« En médecine générale, nous écoutons des histoires toujours belles, mais souvent tristes. C’est à cet endroit que les arts du cirque peuvent jouer un rôle », explique Maddly Guillaume, médecin généraliste en Seine-Saint-Denis. Dès 2015, elle commence à organiser un programme pour inviter les patients atteints de troubles dépressifs, à plusieurs spectacles de cirque chaque année. En 2016, elle fonde l’association « J’ai mal partout – Cirque médical ». Un spectacle par mois est proposé aux patients. En ce mois de novembre, c’est au cirque Phénix à Paris que le public pourra se changer les idées.
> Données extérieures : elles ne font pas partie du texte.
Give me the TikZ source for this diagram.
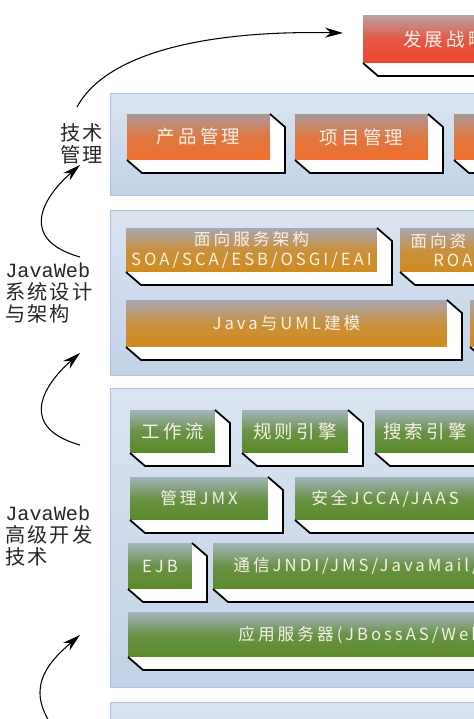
\documentclass[tikz,border=0pt]{standalone}
\usepackage{fontspec}
\usepackage{tikz}
\usetikzlibrary{calc,arrows.meta}
\newfontfamily\boxfont[LetterSpace=18]{Noto Sans CJK SC}
\newfontfamily\lblfont[LetterSpace=10]{Noto Sans CJK SC}
\newfontfamily\lblmono{Liberation Mono}

\definecolor{redTop}{HTML}{B8A2A0}
\definecolor{redBot}{HTML}{EE4530}
\definecolor{orTop}{HTML}{A89896}
\definecolor{orBot}{HTML}{EF6F2D}
\definecolor{goldTop}{HTML}{A8A6B4}
\definecolor{goldBot}{HTML}{D08B1E}
\definecolor{grnTop}{HTML}{A2B4BC}
\definecolor{grnBot}{HTML}{5A8A29}
\definecolor{faceText}{HTML}{F6F1E6}
\definecolor{panelTop}{HTML}{DAE4F1}
\definecolor{panelBot}{HTML}{C2D2E7}
\definecolor{panelLine}{HTML}{AEC2DC}

% white side and bottom of a box
\newcommand\slab[1]{%
  \fill[white] (#1.north east) -- ++(15,13) |- ($(#1.south west)+(15,13)$)
               -- (#1.south west) -- (#1.south east) -- cycle;
  \draw[slabline] (#1.north east) -- ++(15,13) |- ($(#1.south west)+(15,13)$)
               -- (#1.south west);
}

\begin{document}
\begin{tikzpicture}[x=0.2mm, y=-0.2mm,
    panel/.style={top color=panelTop, bottom color=panelBot, draw=panelLine},
    face/.style 2 args={anchor=north west, inner sep=0pt, outer sep=0pt,
      top color=#1, bottom color=#2, middle color=#2!80!#1, text=faceText,
      font=\boxfont\fontsize{9.5}{11.5}\selectfont, align=center},
    wh/.style 2 args={minimum width=#1*0.2mm, minimum height=#2*0.2mm},
    big/.style={font=\boxfont\fontsize{10.5}{12}\selectfont},
    redbox/.style={face={redTop}{redBot}},
    orbox/.style={face={orTop}{orBot}},
    goldbox/.style={face={goldTop}{goldBot}},
    grnbox/.style={face={grnTop}{grnBot}},
    facetext/.style={anchor=west, inner sep=0pt, text=faceText,
      font=\boxfont\fontsize{9.5}{11.5}\selectfont},
    slabline/.style={black, line width=1pt},
    sidelabel/.style={anchor=west, inner sep=0pt, align=left, text=black!85,
      font=\lblfont\fontsize{11.5}{12.3}\selectfont},
    lift/.style={-{Stealth[length=3.6mm, width=2mm]}, line width=0.6pt}]
  \clip (0,0) rectangle (474,719);

  % top
  \node[redbox, big, wh={164}{48}] (strat) at (363,15) {发展战略};
  \slab{strat}

  % panel 1
  \draw[panel] (110,93) rectangle (490,195);
  \node[orbox, big, wh={143}{46}] (prod) at (127,114) {产品管理};
  \slab{prod}
  \node[orbox, big, wh={133}{46}] (proj) at (295,114) {项目管理};
  \slab{proj}
  \node[orbox, wh={140}{46}] (more) at (454,114) {};
  \slab{more}

  % panel 2
  \draw[panel] (110,210) rectangle (490,375);
  \node[goldbox, wh={251}{44}] (soa) at (126,228) {面向服务架构\\SOA/SCA/ESB/OSGI/EAI};
  \slab{soa}
  \node[goldbox, wh={200}{44}] (roa) at (400,228) {};
  \slab{roa}
  \node[facetext] (roaA) at (410,241) {面向资};
  \node[facetext] (roaB) at (433,261) {ROA/};
  \node[goldbox, wh={321}{47}] (uml) at (126,300) {Java与UML建模};
  \slab{uml}
  \node[goldbox, wh={100}{47}] (umlnext) at (470,300) {};
  \slab{umlnext}

  % panel 3
  \draw[panel] (110,388) rectangle (490,687);
  \node[grnbox, big, wh={85}{43}] (flow) at (130,410) {工作流};
  \slab{flow}
  \node[grnbox, big, wh={106}{43}] (rule) at (242,410) {规则引擎};
  \slab{rule}
  \node[grnbox, big, wh={100}{43}] (search) at (375,410) {搜索引擎};
  \slab{search}
  \node[grnbox, wh={138}{43}] (jmx) at (130,477) {管理JMX};
  \slab{jmx}
  \node[grnbox, wh={180}{43}] (sec) at (295,477) {安全JCCA/JAAS};
  \slab{sec}
  \node[grnbox, wh={64}{46}] (ejb) at (128,543) {EJB};
  \slab{ejb}
  \node[grnbox, wh={300}{46}] (comm) at (213,543) {};
  \slab{comm}
  \node[facetext] (commtxt) at (233,566) {通信JNDI/JMS/JavaMail/};
  \node[grnbox, wh={400}{45}] (appsrv) at (128,612) {};
  \slab{appsrv}
  \node[facetext] (appsrvtxt) at (238,635) {应用服务器(JBossAS/Web};

  % panel 4
  \draw[panel] (110,702) rectangle (490,760);

  % left labels
  \node[sidelabel] (tm) at (60,144) {技术\\管理};
  \node[sidelabel] (sd) at (5,293) {{\lblmono JavaWeb}\\系统设计\\与架构};
  \node[sidelabel] (ad) at (5,536) {{\lblmono JavaWeb}\\高级开发\\技术};

  % arrows
  \coordinate (a1s) at (77,107);
  \coordinate (a1e) at (343,33);
  \coordinate (a2s) at (80,257);
  \coordinate (a2e) at (80,165);
  \coordinate (a3s) at (80,445);
  \coordinate (a3e) at (80,353);
  \coordinate (a4s) at (55,730);
  \coordinate (a4e) at (80,635);
  \draw[lift] (a1s) .. controls (105,55) and (200,30) .. (a1e);
  \draw[lift] (a2s) .. controls (20,240) and (40,200) .. (a2e);
  \draw[lift] (a3s) .. controls (20,428) and (40,388) .. (a3e);
  \draw[lift] (a4s) .. controls (25,690) and (45,665) .. (a4e);
\end{tikzpicture}
\end{document}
« Le cirque est un rond de paradis dans un monde dur et dément », cette citation d’Annie Fratellini, première femme clown à avoir fondé son académie, représente l’essence même de cet art pour la Dr Maddly Guillaume. C’est en suivant les cours du soir de l’académie Fratellini que Maddly Guillaume a mis le pied dans cet univers à 22 ans. Elle avait toujours eu « une attraction magnétique pour les arts du cirque. En découvrant cet univers, j’ai réalisé qu’il était possible de le partager avec les patients grâce aux représentations ». C’est ainsi que l’idée d’utiliser les arts du cirque dans sa thèse lui est apparue comme une évidence. Tout comme se concentrer sur les patients atteints de dépression. « Les patients, souvent atteints de multiples pathologies, peuvent développer des troubles dépressifs », rappelle la médecin.
Selon l’OMS, elle affecte environ 280 millions de personnes (chiffres 2023), et touche, en 2024, 14,3 % de la population française, tous âges confondus, selon Santé publique France. L’association « J’ai mal partout – Cirque médical » a pour mission de défendre les droits culturels et promouvoir l’accès aux arts du cirque pour les personnes fragilisées, en situation de dépression.

La médecine et le cirque, un tandem gagnant
La thèse de cette jeune praticienne de 36 ans montre des résultats prometteurs, avec des améliorations sensorielles, cognitives et émotionnelles. « Il existe une composante sociale essentielle qui permet de rompre l’exclusion, et de recréer du lien social à travers le spectacle vivant. Les arts du cirque engagent des éléments cognitifs bénéfiques, liés à la joie, aux exploits, et à l’acquisition du collectif. Ils apportent une dynamique optimiste précieuse », souligne la Dr Guillaume.
En 2022, l’association décide d’aller plus loin en créant un spectacle de cirque, Circo Infinito, conçu aussi bien pour les théâtres que pour les espaces médicaux à partir des éléments mis en avant dans sa thèse : « Culture et santé avec les arts du cirque » . « L’idée était d’apporter l’univers du cirque dans les lieux de santé, pour rassembler patients, soignants et proches », explique-t-elle.
La généraliste insiste sur l’importance de cette dynamique : « Cela permet d’insuffler au public une virtuosité optimiste. » Elle met également en lumière le rôle du clown : « C’est l’outsider qui part perdant mais finit par réussir quelque chose d’incroyable. Il incarne un signal d’autonomisation, de résilience et de persévérance. »
Pour ce spectacle, une série de dispositifs ont été mis en place pour permettre à chacun d’en profiter. « Ce projet a nécessité un énorme travail logistique, et impliqué des ingénieurs du son et une réflexion approfondie sur l’écriture du spectacle, afin de le rendre accessible à tous. » Le spectacle, qui a également été joué aux États-Unis, est accessible même aux personnes souffrant d’altérations auditives ou visuelles sans pour autant mettre de côté la qualité, « l’exigence artistique est primordiale », reprend l’omnipraticienne.
La troupe s’appuie sur trois éléments majeurs dans l’écriture scénique : en premier lieu la virtuosité optimiste, illustrée par le jonglage, la sangle aérienne, l’acrobatie et la danse aérienne, en second lieu la musique interprétée en direct. L’envol constitue le troisième pilier du spectacle. « L’aérien est très important : il demande beaucoup de réflexion et d’ingénierie, tout en donnant une matérialité à la capacité d’évasion de chacun », conclut Maddly. « J’ai mal partout – Cirque médical » se produira le 22 décembre pour les enfants de l’hôpital la Pitié Salpêtrière, au théâtre Sylvia Monfort à Paris. Une grande victoire pour la praticienne qui n’est pas prête de tomber du fil.